While no meteor could literally destroy the planet, shattering it into pieces or vaporizing it, the question is really, what size meteor could make Earth uninhabitable for humans, and cause a collapse in the ecosystem as we know it. Based on our understanding, the Chicxulub impact was such an event. Therefore, a meteor 10 kilometers or greater in diameter is the kind of body that is capable of causing a global, civilization-ending catastrophe.
This would result in a prolonged impact winter, rendering Earth hostile to many forms of life, including humans. The effects are complex and interrelated, but they are all derived from a sufficiently massive release of energy. An impact of this magnitude would be the threshold for a true global-level disaster, fundamentally changing the planet’s systems.
Smaller objects, while still dangerous and capable of causing considerable damage, are less likely to trigger a complete ecological collapse. For example, a kilometer-sized asteroid would produce more localized but still very significant environmental damage. A meteor less than 1 kilometer across, such as one a few hundred meters in diameter, would cause massive regional devastation, but would not likely trigger a global catastrophe.
Mitigation and Future Protection
The threat of meteor impacts is not just a hypothetical scenario; it is a real risk that the scientific community is taking seriously. Fortunately, the vast majority of asteroids are known and their orbits have been catalogued. The focus now is on tracking objects that have the potential to cross Earth’s orbit, and on developing methods to deflect or destroy them should the need arise.
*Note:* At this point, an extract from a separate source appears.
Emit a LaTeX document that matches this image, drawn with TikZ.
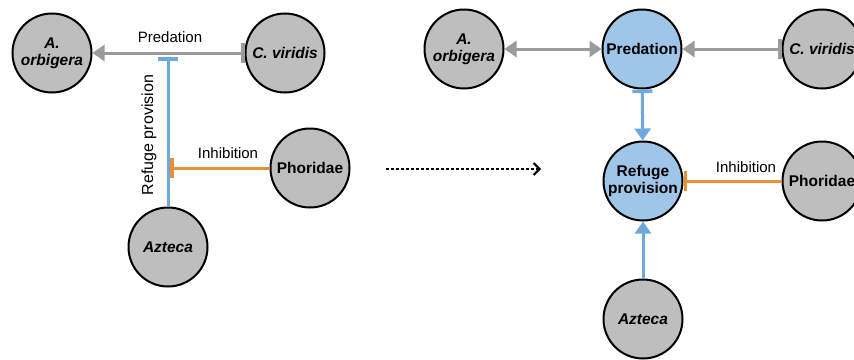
\documentclass[tikz,border=0pt]{standalone}
\usepackage{fontspec}
\setmainfont{Liberation Sans}
\usetikzlibrary{arrows.meta}
\definecolor{nodegray}{RGB}{190,190,190}
\definecolor{nodeblue}{RGB}{159,197,232}
\definecolor{lineblue}{RGB}{111,168,220}
\definecolor{lineorange}{RGB}{230,145,56}
\definecolor{linegray}{RGB}{155,155,155}
\tikzset{
  mytri/.tip={Triangle[length=12pt,width=16pt]},
  mybar/.tip={Bar[width=20pt,line width=3.5pt]}
}
\begin{document}
\begin{tikzpicture}[x=1pt,y=-1pt,
  lbl/.style={font=\fontsize{15}{17}\selectfont, inner sep=0pt},
  nd/.style={circle, draw=black, line width=2pt, minimum size=79pt, inner sep=0pt, align=center},
  species/.style={nd, fill=nodegray, font=\fontsize{15.5}{17}\selectfont\bfseries\itshape},
  family/.style={nd, fill=nodegray, font=\fontsize{15.5}{17}\selectfont\bfseries},
  process/.style={nd, fill=nodeblue, font=\fontsize{15.5}{17}\selectfont\bfseries},
  grayline/.style={draw=linegray, line width=3pt},
  blueline/.style={draw=lineblue, line width=3pt},
  orangeline/.style={draw=lineorange, line width=3pt}
]
\useasboundingbox (0,0) rectangle (854,359);
% left panel
\node[species] (ao1) at (52,53) {A.\\orbigera};
\node[species] (cv1) at (285,53) {C. viridis};
\node[family] (ph1) at (310,168) {Phoridae};
\node[species] (az1) at (168,247) {Azteca};
\coordinate (pj) at (168,57);
\coordinate (ij) at (170,168);
\draw[grayline, {mybar}-{mytri}] (cv1) -- (ao1);
\draw[blueline, -{mybar}] (az1) -- (pj);
\draw[orangeline, -{mybar}] (ph1) -- (ij);
\node[lbl] (predlbl) at (170,37) {Predation};
\node[lbl, font=\fontsize{16}{18}\selectfont, rotate=90] (reflbl) at (149,135) {Refuge provision};
\node[lbl] (inhlbl1) at (228,153) {Inhibition};
% transition arrow
\coordinate (da) at (386,169);
\coordinate (db) at (541,169);
\draw[line width=2.5pt, dash pattern=on 2.5pt off 2.5pt, -{Straight Barb[length=6pt,width=12pt,line width=2pt]}] (da) -- (db);
% right panel
\node[species] (ao2) at (464,49) {A.\\orbigera};
\node[process] (pr2) at (642,49) {Predation};
\node[species] (cv2) at (822,49) {C. viridis};
\node[process] (rp2) at (643,181) {Refuge\\provision};
\node[family] (ph2) at (822,181) {Phoridae};
\node[species] (az2) at (643,319) {Azteca};
\draw[grayline, {mytri}-{mytri}] (ao2) -- (pr2);
\draw[grayline, {mybar}-{mytri}] (cv2) -- (pr2);
\draw[blueline, {mybar}-{mytri}] (pr2) -- (rp2);
\draw[blueline, -{mytri}] (az2) -- (rp2);
\draw[orangeline, -{mybar}] (ph2) -- (rp2);
\node[lbl] (inhlbl2) at (746,167) {Inhibition};
\end{tikzpicture}
\end{document}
Several missions are underway to study potentially hazardous near-earth objects and test technologies that could be used for planetary defense, like the DART mission (Double Asteroid Redirection Test), which successfully altered the course of a small asteroid, demonstrating a potential strategy for future mitigation efforts.
Understanding the science behind impacts, including the factors that determine the scale of destruction, is essential for protecting our planet. The size of the meteor is crucial, but so too are the velocity and angle of impact. While the likelihood of another Chicxulub-sized impact is thankfully low, the potential consequences are so severe that continuous monitoring and proactive planetary defense measures are vital to safeguarding the future of life on Earth.